Broadband's future in Australia rests not with the likes of Telstra but with small players rolling out infrastructure in regional centres, according to a Siemens director.
Paul Lazarou, executive director, information and communications for Siemens, said: "I can't see a milestone for when the gates of broadband access will be open.
"We need more players like the Uecomms, a critical mass working in the regional centres. Broadband access is already bad in the CBD and half of Australian businesses are in regional centres."
Telecommunications analyst and managing director for Paul Budde Communications, Paul Budde agrees. "The demand for broadband is already there, but the industry is not aligned to opportunities in the market. Businesses in Australia have to be far more vocal in their demand for world-class telecommunication services if they want to compete in the global e-economy."

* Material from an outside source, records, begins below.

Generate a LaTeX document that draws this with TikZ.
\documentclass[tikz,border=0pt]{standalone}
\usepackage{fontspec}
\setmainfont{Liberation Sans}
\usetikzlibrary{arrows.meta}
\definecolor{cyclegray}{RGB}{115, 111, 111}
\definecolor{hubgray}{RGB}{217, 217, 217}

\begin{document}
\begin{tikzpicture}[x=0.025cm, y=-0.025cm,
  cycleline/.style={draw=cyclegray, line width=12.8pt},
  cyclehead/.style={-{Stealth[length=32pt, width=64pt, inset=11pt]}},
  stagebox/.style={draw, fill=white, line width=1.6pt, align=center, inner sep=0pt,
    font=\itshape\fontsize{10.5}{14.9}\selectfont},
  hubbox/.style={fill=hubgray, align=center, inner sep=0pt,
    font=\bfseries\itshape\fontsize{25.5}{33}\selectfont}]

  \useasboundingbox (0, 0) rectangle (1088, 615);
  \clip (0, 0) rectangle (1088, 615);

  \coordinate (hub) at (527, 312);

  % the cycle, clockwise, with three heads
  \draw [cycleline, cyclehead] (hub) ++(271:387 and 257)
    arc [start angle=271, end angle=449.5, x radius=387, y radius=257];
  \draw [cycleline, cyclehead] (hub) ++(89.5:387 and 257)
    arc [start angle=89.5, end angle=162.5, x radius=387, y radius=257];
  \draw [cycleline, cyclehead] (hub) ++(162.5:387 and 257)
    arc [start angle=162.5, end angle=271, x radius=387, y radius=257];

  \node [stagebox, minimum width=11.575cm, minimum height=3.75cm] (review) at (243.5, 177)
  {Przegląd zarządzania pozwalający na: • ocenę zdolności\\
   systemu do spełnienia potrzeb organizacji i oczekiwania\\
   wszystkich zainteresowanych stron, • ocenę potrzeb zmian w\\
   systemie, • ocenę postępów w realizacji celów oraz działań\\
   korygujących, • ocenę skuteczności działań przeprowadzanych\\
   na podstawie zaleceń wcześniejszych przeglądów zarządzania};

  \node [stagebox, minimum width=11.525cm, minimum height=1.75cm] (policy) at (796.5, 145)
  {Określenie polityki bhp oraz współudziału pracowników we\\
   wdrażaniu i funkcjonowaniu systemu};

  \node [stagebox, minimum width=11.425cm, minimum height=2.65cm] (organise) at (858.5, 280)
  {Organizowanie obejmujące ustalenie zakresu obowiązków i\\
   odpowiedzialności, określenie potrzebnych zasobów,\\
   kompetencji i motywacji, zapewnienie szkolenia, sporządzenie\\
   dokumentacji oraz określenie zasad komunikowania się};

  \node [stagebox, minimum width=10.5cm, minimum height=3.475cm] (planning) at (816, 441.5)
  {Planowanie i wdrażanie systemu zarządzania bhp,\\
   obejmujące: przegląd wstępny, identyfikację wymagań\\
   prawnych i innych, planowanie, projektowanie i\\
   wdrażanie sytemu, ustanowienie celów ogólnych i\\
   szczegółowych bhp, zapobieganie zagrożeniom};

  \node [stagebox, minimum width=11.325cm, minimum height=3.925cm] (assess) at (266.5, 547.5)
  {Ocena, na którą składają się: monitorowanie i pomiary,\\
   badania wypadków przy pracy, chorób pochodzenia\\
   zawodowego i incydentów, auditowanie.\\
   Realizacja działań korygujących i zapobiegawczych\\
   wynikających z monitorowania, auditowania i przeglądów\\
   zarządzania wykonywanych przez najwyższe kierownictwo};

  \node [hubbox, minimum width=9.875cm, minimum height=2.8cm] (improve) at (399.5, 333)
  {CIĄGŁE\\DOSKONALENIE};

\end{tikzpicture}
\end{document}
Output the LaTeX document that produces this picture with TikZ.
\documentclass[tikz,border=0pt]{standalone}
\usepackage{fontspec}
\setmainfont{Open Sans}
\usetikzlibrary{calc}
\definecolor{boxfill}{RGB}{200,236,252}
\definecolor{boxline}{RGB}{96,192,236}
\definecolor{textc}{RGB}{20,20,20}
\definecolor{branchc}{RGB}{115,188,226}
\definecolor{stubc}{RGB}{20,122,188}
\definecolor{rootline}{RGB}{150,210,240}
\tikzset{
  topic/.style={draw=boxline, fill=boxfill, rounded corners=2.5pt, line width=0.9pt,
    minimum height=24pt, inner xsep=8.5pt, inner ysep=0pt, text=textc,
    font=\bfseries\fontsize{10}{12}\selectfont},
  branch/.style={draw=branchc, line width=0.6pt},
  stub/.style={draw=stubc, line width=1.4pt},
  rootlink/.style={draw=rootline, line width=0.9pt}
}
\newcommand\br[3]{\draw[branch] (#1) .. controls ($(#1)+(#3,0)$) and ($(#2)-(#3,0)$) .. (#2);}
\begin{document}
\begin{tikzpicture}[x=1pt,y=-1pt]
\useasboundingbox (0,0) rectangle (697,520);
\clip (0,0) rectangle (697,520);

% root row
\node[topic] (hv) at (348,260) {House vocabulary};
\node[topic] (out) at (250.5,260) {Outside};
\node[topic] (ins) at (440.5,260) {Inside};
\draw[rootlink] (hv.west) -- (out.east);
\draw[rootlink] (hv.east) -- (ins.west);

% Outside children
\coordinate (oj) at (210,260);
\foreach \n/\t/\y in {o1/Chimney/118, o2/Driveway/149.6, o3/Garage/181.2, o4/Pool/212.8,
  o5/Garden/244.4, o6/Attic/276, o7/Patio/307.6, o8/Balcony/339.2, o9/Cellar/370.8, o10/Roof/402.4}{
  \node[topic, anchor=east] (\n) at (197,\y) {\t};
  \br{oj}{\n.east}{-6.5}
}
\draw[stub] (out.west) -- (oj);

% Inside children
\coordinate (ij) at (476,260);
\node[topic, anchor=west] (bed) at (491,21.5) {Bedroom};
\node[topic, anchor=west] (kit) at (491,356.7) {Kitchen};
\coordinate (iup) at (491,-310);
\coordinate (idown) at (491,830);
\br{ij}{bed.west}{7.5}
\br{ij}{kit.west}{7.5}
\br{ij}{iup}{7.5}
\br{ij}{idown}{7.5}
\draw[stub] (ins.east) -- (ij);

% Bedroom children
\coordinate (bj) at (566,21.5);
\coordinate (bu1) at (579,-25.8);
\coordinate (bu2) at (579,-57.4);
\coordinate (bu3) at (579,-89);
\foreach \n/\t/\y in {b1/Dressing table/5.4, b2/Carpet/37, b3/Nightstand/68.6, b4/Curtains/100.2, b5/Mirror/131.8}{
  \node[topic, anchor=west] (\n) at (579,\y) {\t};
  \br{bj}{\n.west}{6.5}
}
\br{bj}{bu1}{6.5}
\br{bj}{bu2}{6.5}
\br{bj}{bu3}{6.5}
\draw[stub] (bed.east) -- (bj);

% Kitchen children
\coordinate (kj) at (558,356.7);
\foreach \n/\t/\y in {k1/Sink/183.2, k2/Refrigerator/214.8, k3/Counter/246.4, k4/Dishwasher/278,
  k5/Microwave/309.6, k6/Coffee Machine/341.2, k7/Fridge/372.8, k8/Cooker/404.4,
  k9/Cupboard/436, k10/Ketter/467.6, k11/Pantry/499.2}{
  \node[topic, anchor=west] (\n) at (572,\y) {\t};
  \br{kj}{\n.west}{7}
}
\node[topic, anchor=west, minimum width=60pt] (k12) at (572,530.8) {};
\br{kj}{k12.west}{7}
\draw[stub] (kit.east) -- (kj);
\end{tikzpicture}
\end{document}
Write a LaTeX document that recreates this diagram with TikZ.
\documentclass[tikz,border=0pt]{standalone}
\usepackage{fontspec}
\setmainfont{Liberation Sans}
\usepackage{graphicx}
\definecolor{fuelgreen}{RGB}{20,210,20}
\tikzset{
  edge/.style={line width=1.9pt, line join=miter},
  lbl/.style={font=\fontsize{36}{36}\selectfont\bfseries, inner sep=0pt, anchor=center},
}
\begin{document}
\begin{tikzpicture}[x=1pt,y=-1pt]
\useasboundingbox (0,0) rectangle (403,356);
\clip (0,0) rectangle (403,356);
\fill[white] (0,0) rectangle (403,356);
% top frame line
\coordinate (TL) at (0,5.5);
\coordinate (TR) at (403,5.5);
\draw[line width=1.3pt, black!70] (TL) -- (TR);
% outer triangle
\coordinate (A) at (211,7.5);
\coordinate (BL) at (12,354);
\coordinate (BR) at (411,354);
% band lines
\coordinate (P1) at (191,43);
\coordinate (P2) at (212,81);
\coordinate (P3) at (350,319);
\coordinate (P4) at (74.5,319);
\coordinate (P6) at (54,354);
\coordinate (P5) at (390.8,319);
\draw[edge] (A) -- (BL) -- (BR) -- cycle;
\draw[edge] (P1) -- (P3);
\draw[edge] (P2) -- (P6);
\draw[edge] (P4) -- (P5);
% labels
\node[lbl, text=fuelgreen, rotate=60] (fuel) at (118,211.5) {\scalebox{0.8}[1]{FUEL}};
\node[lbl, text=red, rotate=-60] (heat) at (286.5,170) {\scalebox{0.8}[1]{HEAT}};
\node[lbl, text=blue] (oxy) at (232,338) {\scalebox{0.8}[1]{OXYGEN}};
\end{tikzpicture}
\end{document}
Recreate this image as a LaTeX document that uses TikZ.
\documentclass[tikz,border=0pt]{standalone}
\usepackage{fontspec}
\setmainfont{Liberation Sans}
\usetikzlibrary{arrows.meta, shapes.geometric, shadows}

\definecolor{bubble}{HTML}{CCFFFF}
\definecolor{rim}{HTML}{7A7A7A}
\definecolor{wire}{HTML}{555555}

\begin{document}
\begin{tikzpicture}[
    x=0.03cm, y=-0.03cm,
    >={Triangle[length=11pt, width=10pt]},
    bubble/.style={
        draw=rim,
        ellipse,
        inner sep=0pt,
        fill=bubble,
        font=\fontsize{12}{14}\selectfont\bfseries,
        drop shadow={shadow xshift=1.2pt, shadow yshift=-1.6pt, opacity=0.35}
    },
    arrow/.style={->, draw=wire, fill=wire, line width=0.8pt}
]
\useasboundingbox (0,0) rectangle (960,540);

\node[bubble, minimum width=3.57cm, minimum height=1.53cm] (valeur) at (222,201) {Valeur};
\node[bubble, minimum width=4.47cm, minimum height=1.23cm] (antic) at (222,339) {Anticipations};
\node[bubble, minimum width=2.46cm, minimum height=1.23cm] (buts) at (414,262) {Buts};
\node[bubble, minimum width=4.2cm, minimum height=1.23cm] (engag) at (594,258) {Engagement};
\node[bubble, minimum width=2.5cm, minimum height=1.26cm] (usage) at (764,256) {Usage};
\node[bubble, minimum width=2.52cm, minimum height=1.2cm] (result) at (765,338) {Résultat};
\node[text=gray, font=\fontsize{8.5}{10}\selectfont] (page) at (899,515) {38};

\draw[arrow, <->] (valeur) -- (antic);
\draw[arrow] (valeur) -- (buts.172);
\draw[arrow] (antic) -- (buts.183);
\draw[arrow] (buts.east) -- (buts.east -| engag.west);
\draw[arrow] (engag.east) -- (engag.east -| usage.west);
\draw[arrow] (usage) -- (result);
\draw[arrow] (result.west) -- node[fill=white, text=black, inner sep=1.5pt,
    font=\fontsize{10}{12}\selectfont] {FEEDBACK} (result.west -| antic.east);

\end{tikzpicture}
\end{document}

Budde is calling 2001 his "year to crusade for broadband". Currently, Telstra is forecasting only 650,000 ADSL (Asymmetric Digital Subscriber Line) users by the year 2005. Budde said this would put us three years behind the rest of the world in broadband access.
John Forrest, managing director for Prism International Meteor, said he believes the present state of broadband in Australia "is pitiful".
"We are very frustrated with the lack of access; opportunities are out there in Hong Kong and the US and we have the functionality available, but we can't deploy."